[Code that draws figures]

++++++++++++++++++++

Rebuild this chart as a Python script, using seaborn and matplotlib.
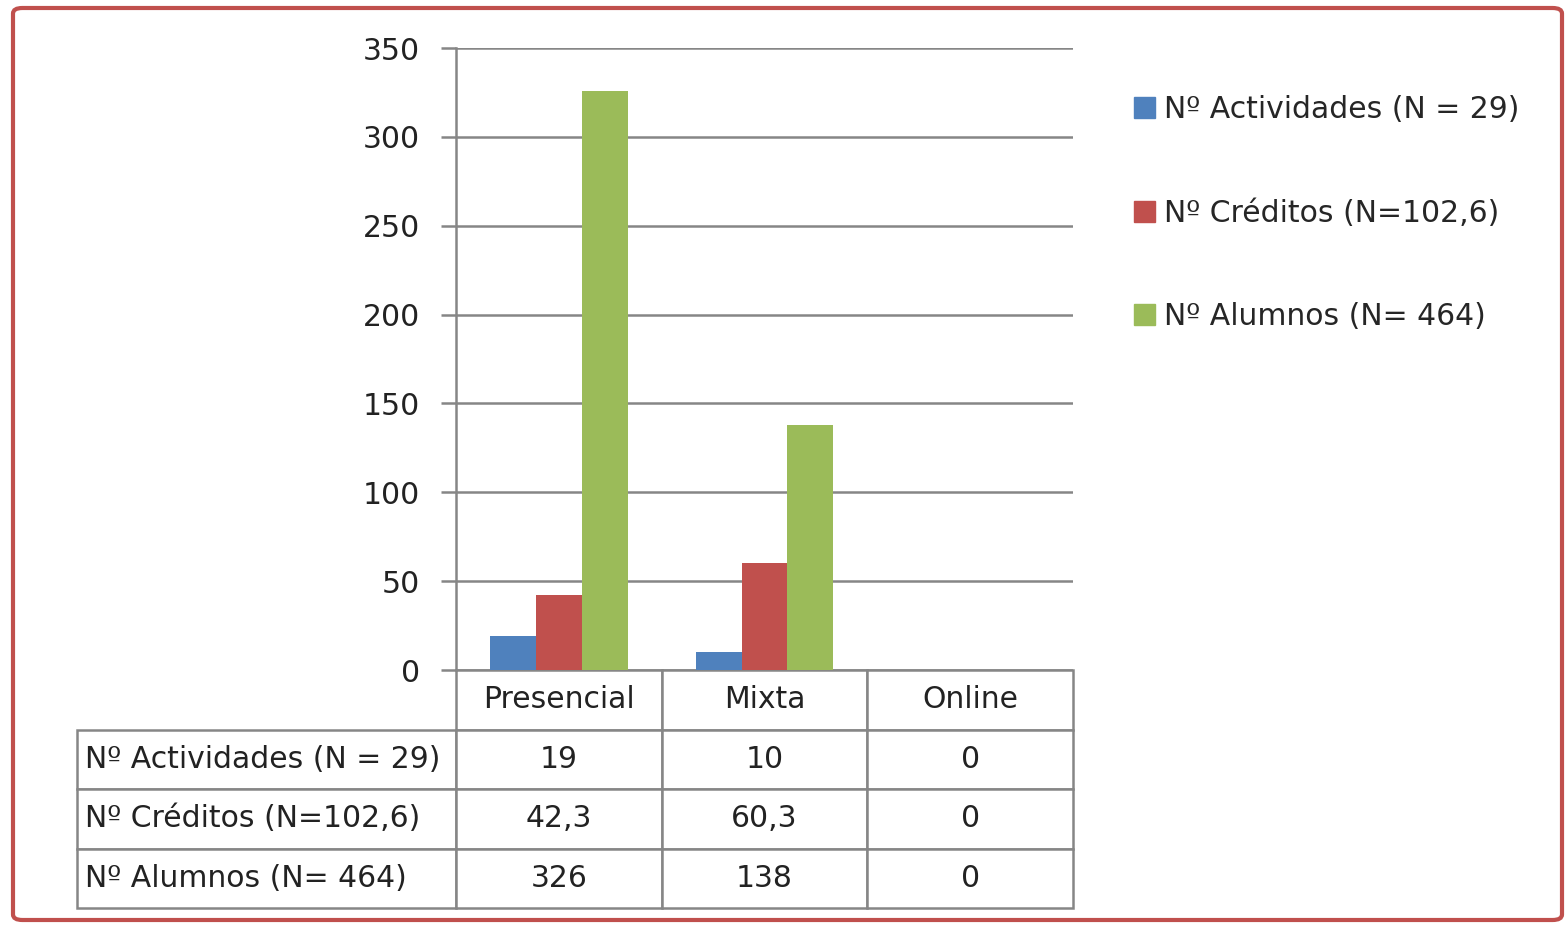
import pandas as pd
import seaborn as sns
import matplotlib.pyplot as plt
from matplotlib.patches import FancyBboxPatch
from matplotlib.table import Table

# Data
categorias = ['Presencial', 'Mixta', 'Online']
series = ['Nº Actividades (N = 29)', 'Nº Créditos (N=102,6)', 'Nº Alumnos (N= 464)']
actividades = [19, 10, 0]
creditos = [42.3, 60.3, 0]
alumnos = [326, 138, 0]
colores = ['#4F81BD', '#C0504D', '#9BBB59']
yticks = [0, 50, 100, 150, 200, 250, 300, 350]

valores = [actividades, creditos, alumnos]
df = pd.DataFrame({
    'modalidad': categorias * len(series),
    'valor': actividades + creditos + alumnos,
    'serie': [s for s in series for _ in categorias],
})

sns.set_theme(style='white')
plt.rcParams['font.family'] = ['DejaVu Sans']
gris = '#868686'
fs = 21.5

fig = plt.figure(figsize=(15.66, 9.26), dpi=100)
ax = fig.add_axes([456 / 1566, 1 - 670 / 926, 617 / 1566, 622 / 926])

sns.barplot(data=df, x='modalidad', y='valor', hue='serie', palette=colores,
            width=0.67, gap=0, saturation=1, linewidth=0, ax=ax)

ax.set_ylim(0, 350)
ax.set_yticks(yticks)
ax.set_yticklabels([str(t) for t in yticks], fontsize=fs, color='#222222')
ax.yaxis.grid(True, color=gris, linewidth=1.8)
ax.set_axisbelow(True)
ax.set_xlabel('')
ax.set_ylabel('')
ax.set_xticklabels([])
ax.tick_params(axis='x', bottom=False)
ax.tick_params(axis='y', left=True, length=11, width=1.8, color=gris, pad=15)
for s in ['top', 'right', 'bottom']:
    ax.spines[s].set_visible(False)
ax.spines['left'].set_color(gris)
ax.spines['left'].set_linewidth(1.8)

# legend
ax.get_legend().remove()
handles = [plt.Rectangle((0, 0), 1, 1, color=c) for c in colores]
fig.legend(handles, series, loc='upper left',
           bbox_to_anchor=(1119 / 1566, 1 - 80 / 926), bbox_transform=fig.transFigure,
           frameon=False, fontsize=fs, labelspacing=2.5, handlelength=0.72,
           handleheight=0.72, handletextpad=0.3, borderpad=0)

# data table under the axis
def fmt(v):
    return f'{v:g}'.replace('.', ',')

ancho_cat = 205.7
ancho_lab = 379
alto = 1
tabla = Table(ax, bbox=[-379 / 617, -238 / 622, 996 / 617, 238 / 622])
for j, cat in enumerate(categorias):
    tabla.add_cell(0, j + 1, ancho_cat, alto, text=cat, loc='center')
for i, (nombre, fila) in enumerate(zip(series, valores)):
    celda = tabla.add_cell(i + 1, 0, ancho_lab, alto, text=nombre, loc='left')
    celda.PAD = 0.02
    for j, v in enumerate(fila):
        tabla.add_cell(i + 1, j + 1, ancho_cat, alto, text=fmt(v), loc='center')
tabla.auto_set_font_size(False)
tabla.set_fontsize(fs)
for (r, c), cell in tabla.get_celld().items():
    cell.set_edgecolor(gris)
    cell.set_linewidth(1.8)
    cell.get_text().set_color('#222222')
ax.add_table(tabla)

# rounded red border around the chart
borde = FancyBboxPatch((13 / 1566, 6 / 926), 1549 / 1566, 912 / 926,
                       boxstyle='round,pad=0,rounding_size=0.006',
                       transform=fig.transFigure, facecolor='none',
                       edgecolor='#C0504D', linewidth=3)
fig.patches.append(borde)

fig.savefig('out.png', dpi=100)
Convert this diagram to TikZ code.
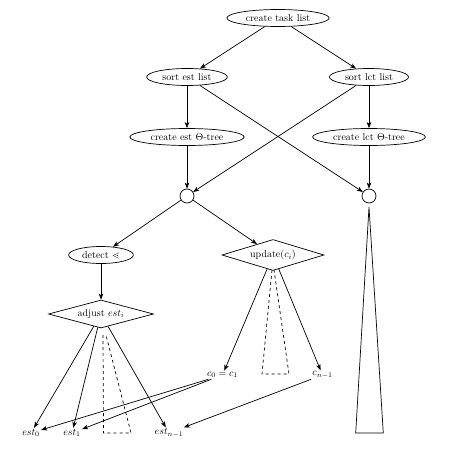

++++++++++++++++++++

● Task brief
Return the entries unchanged, save for the pictures, which do not belong in the copy.

● Response
Rebuild this chart as a Python script, using seaborn and matplotlib.
import pandas as pd
import seaborn as sns
import matplotlib.pyplot as plt
from matplotlib.patches import FancyBboxPatch
from matplotlib.table import Table

# Data
categorias = ['Presencial', 'Mixta', 'Online']
series = ['Nº Actividades (N = 29)', 'Nº Créditos (N=102,6)', 'Nº Alumnos (N= 464)']
actividades = [19, 10, 0]
creditos = [42.3, 60.3, 0]
alumnos = [326, 138, 0]
colores = ['#4F81BD', '#C0504D', '#9BBB59']
yticks = [0, 50, 100, 150, 200, 250, 300, 350]

valores = [actividades, creditos, alumnos]
df = pd.DataFrame({
    'modalidad': categorias * len(series),
    'valor': actividades + creditos + alumnos,
    'serie': [s for s in series for _ in categorias],
})

sns.set_theme(style='white')
plt.rcParams['font.family'] = ['DejaVu Sans']
gris = '#868686'
fs = 21.5

fig = plt.figure(figsize=(15.66, 9.26), dpi=100)
ax = fig.add_axes([456 / 1566, 1 - 670 / 926, 617 / 1566, 622 / 926])

sns.barplot(data=df, x='modalidad', y='valor', hue='serie', palette=colores,
            width=0.67, gap=0, saturation=1, linewidth=0, ax=ax)

ax.set_ylim(0, 350)
ax.set_yticks(yticks)
ax.set_yticklabels([str(t) for t in yticks], fontsize=fs, color='#222222')
ax.yaxis.grid(True, color=gris, linewidth=1.8)
ax.set_axisbelow(True)
ax.set_xlabel('')
ax.set_ylabel('')
ax.set_xticklabels([])
ax.tick_params(axis='x', bottom=False)
ax.tick_params(axis='y', left=True, length=11, width=1.8, color=gris, pad=15)
for s in ['top', 'right', 'bottom']:
    ax.spines[s].set_visible(False)
ax.spines['left'].set_color(gris)
ax.spines['left'].set_linewidth(1.8)

# legend
ax.get_legend().remove()
handles = [plt.Rectangle((0, 0), 1, 1, color=c) for c in colores]
fig.legend(handles, series, loc='upper left',
           bbox_to_anchor=(1119 / 1566, 1 - 80 / 926), bbox_transform=fig.transFigure,
           frameon=False, fontsize=fs, labelspacing=2.5, handlelength=0.72,
           handleheight=0.72, handletextpad=0.3, borderpad=0)

# data table under the axis
def fmt(v):
    return f'{v:g}'.replace('.', ',')

ancho_cat = 205.7
ancho_lab = 379
alto = 1
tabla = Table(ax, bbox=[-379 / 617, -238 / 622, 996 / 617, 238 / 622])
for j, cat in enumerate(categorias):
    tabla.add_cell(0, j + 1, ancho_cat, alto, text=cat, loc='center')
for i, (nombre, fila) in enumerate(zip(series, valores)):
    celda = tabla.add_cell(i + 1, 0, ancho_lab, alto, text=nombre, loc='left')
    celda.PAD = 0.02
    for j, v in enumerate(fila):
        tabla.add_cell(i + 1, j + 1, ancho_cat, alto, text=fmt(v), loc='center')
tabla.auto_set_font_size(False)
tabla.set_fontsize(fs)
for (r, c), cell in tabla.get_celld().items():
    cell.set_edgecolor(gris)
    cell.set_linewidth(1.8)
    cell.get_text().set_color('#222222')
ax.add_table(tabla)

# rounded red border around the chart
borde = FancyBboxPatch((13 / 1566, 6 / 926), 1549 / 1566, 912 / 926,
                       boxstyle='round,pad=0,rounding_size=0.006',
                       transform=fig.transFigure, facecolor='none',
                       edgecolor='#C0504D', linewidth=3)
fig.patches.append(borde)

fig.savefig('out.png', dpi=100)
Convert this diagram to TikZ code.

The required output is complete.